- [Short task]: Pick out each line with the word "React" from the material that follows.

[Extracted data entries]
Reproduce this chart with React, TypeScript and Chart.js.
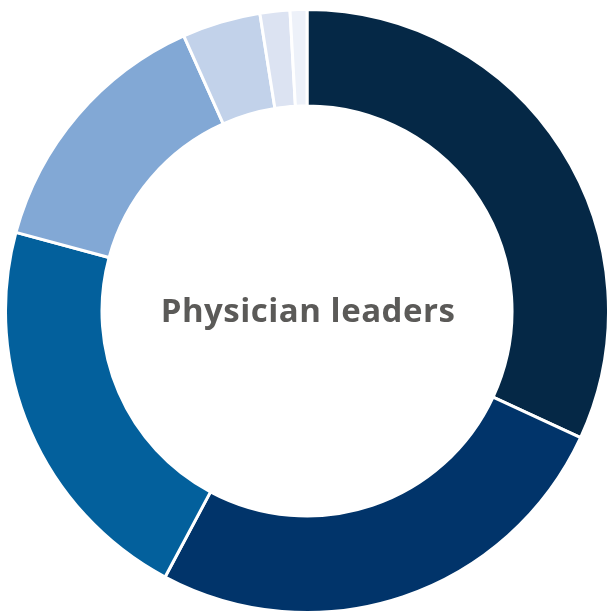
import React, { useEffect, useRef } from "react";
import { Chart, registerables } from "chart.js";

Chart.register(...registerables);

const categories = ["Group A", "Group B", "Group C", "Group D", "Group E", "Group F", "Group G"];
const values = [31.9, 25.9, 21.4, 14.1, 4.2, 1.6, 0.9];
const colors = ["#052846", "#01346A", "#03609C", "#82A8D5", "#C2D2EA", "#DCE3F2", "#EDF1F9"];
const centerLabel = "Physician leaders";

export default function App() {
  const ref = useRef<HTMLCanvasElement>(null);
  useEffect(() => {
    if (!ref.current) return;
    const chart = new Chart(ref.current, {
      type: "doughnut",
      data: {
        labels: categories,
        datasets: [
          {
            data: values,
            backgroundColor: colors,
            borderColor: "#ffffff",
            borderWidth: 3,
          },
        ],
      },
      options: {
        responsive: false,
        animation: false,
        cutout: "68%",
        layout: { padding: 0 },
        plugins: { legend: { display: false }, tooltip: { enabled: false } },
      },
    });
    return () => chart.destroy();
  }, []);
  return (
    <div style={{ position: "fixed", left: 0, top: 0, width: 607, height: 612, background: "#fff", overflow: "hidden" }}>
      <canvas ref={ref} width={606} height={606} style={{ position: "absolute", left: 4, top: 8, width: 606, height: 606 }} />
      <div
        style={{
          position: "absolute",
          left: 0,
          width: 616,
          top: 290,
          textAlign: "center",
          fontFamily: "'Open Sans', sans-serif",
          fontWeight: 700,
          fontSize: 33,
          letterSpacing: 0.5,
          lineHeight: "40px",
          color: "#5b5a58",
          whiteSpace: "nowrap",
        }}
      >
        {centerLabel}
      </div>
    </div>
  );
}
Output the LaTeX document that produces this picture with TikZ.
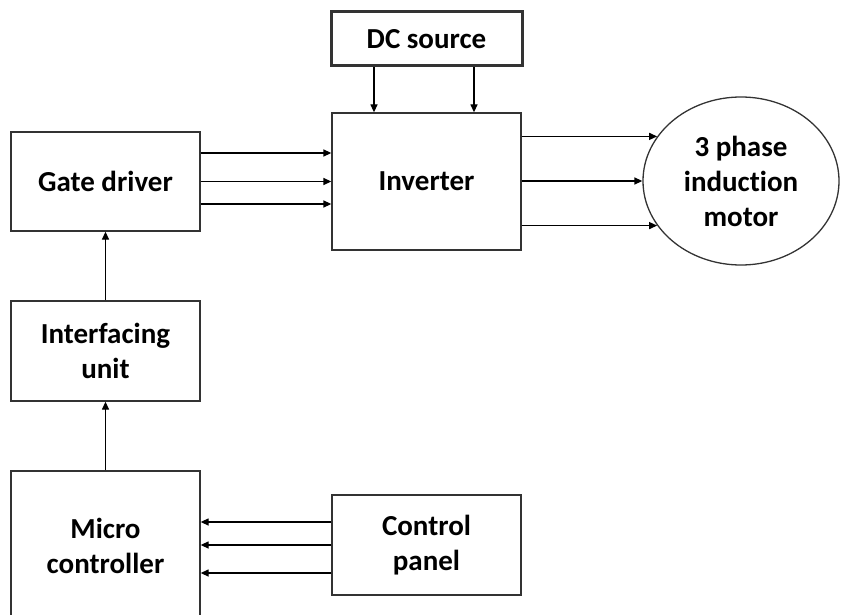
\documentclass[tikz,border=0pt]{standalone}
\usepackage{fontspec}
\setmainfont{Carlito}[RawFeature=-liga]
\usetikzlibrary{arrows.meta,shapes.geometric}

\begin{document}
\begin{tikzpicture}[x=1pt, y=-1pt,
    block/.style ={rectangle, draw=black!80, line width=1.3pt, fill=white,
      minimum width=189pt, minimum height=100pt, align=center,
      font=\fontsize{29}{35}\selectfont\bfseries},
    motorshape/.style ={ellipse, draw=black!80, line width=1.3pt,
      minimum width=196pt, minimum height=168pt, align=center, inner sep=0pt,
      font=\fontsize{29}{35}\selectfont\bfseries},
    signal/.style ={line width=1.3pt, -{Triangle[length=8pt,width=7pt]}}]
   \useasboundingbox (0,0) rectangle (841,615);
   \node[block, line width=3pt, minimum width=191pt, minimum height=54pt] (dc) at (426.5,39) {DC source};
   \node[block, minimum height=137pt] (inv) at (426.5,181.5) {Inverter};
   \node[block, minimum height=99pt] (gate) at (105.5,181.5) {Gate driver};
   \node[block] (intf) at (105.5,351) {Interfacing\\unit};
   \node[block, minimum height=150pt] (micro) at (105.5,546) {Micro\\controller};
   \node[block] (ctrl) at (426.5,545) {Control\\panel};
   \node[motorshape] (motor) at (741,181) {3 phase\\induction\\motor};
   \coordinate (c1) at ([yshift=23pt]ctrl.west);
   \coordinate (c3) at ([yshift=-28pt]ctrl.west);
   \draw[signal] ([xshift=-52.5pt]dc.south) to ([xshift=-52.5pt]inv.north);
   \draw[signal] ([xshift=47.5pt]dc.south) to ([xshift=47.5pt]inv.north);
   \draw[signal] ([yshift=28.5pt]gate.east) to ([yshift=28.5pt]inv.west);
   \draw[signal] (gate.east) to (inv.west);
   \draw[signal] ([yshift=-22.5pt]gate.east) to ([yshift=-22.5pt]inv.west);
   \draw[signal] (inv.east |- motor.152) to (motor.152);
   \draw[signal] (inv.east |- motor.west) to (motor.west);
   \draw[signal] (inv.east |- motor.208) to (motor.208);
   \draw[signal] (intf) to (gate);
   \draw[signal] (micro) to (intf);
   \draw[signal] (c1) to (micro.east |- c1);
   \draw[signal] (ctrl.west) to (micro.east |- ctrl.west);
   \draw[signal] (c3) to (micro.east |- c3);
 \end{tikzpicture}
\end{document}
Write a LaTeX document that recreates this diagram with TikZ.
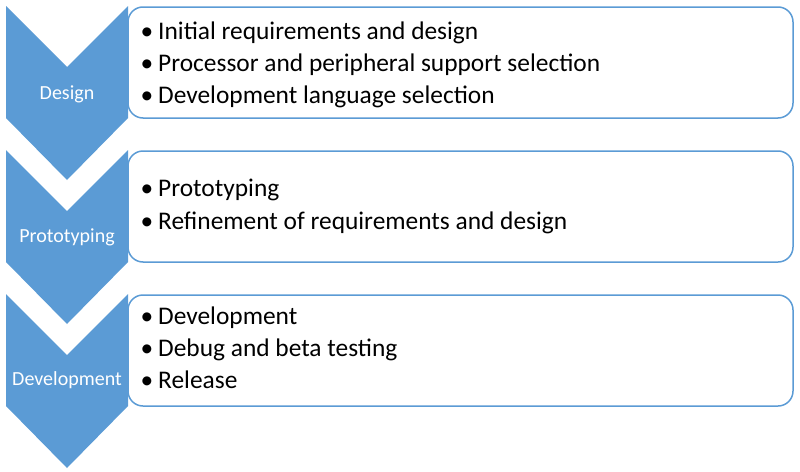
\documentclass[tikz,border=0pt]{standalone}
\usepackage{fontspec}
\setmainfont{Carlito}
\definecolor{accent}{HTML}{5B9BD5}
\tikzset{
  chev/.style={fill=accent, draw=none},
  itembox/.style={draw=accent, line width=1.5pt, fill=white, rounded corners=15pt},
  lbl/.style={text=white, font=\fontsize{20}{24}\selectfont, anchor=base, inner sep=0pt},
  itm/.style={text=black, font=\fontsize{25.4}{30}\selectfont, anchor=base west, inner sep=0pt},
  bul/.style={text=black, font=\fontsize{25.4}{30}\selectfont, anchor=base, inner sep=0pt}
}
\begin{document}
\begin{tikzpicture}[x=1pt,y=-1pt]
\useasboundingbox (0,0) rectangle (800,471);
% boxes
\foreach \k/\t in {1/6,2/150,3/294}{
  \draw[itembox] (128,\t+1) rectangle (793,\t+112);
}
% chevrons
\foreach \k/\t in {1/6,2/150,3/294}{
  \fill[chev] (6,\t) -- (67,\t+61) -- (128,\t) -- (128,\t+112) -- (67,\t+174) -- (6,\t+112) -- cycle;
}
\node[lbl] (l1) at (67,99) {Design};
\node[lbl] (l2) at (67,242) {Prototyping};
\node[lbl] (l3) at (67,385) {Development};
% items
\foreach \y/\txt [count=\i] in {39/Initial requirements and design,71/Processor and peripheral support selection,103/Development language selection,196/Prototyping,229/Refinement of requirements and design,324/Development,356/Debug and beta testing,388/Release}{
  \node[bul] (b\i) at (147,\y) {•};
  \node[itm] (t\i) at (158,\y) {\txt};
}
\end{tikzpicture}
\end{document}
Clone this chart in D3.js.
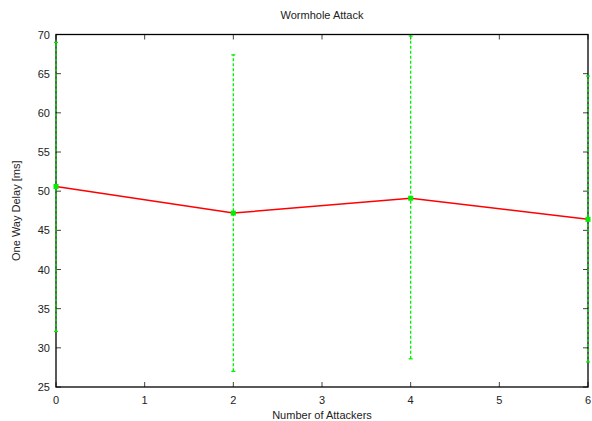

- [Solution below]:
Reproduce this chart with React, TypeScript and Chart.js.
import React, { useEffect, useRef } from "react";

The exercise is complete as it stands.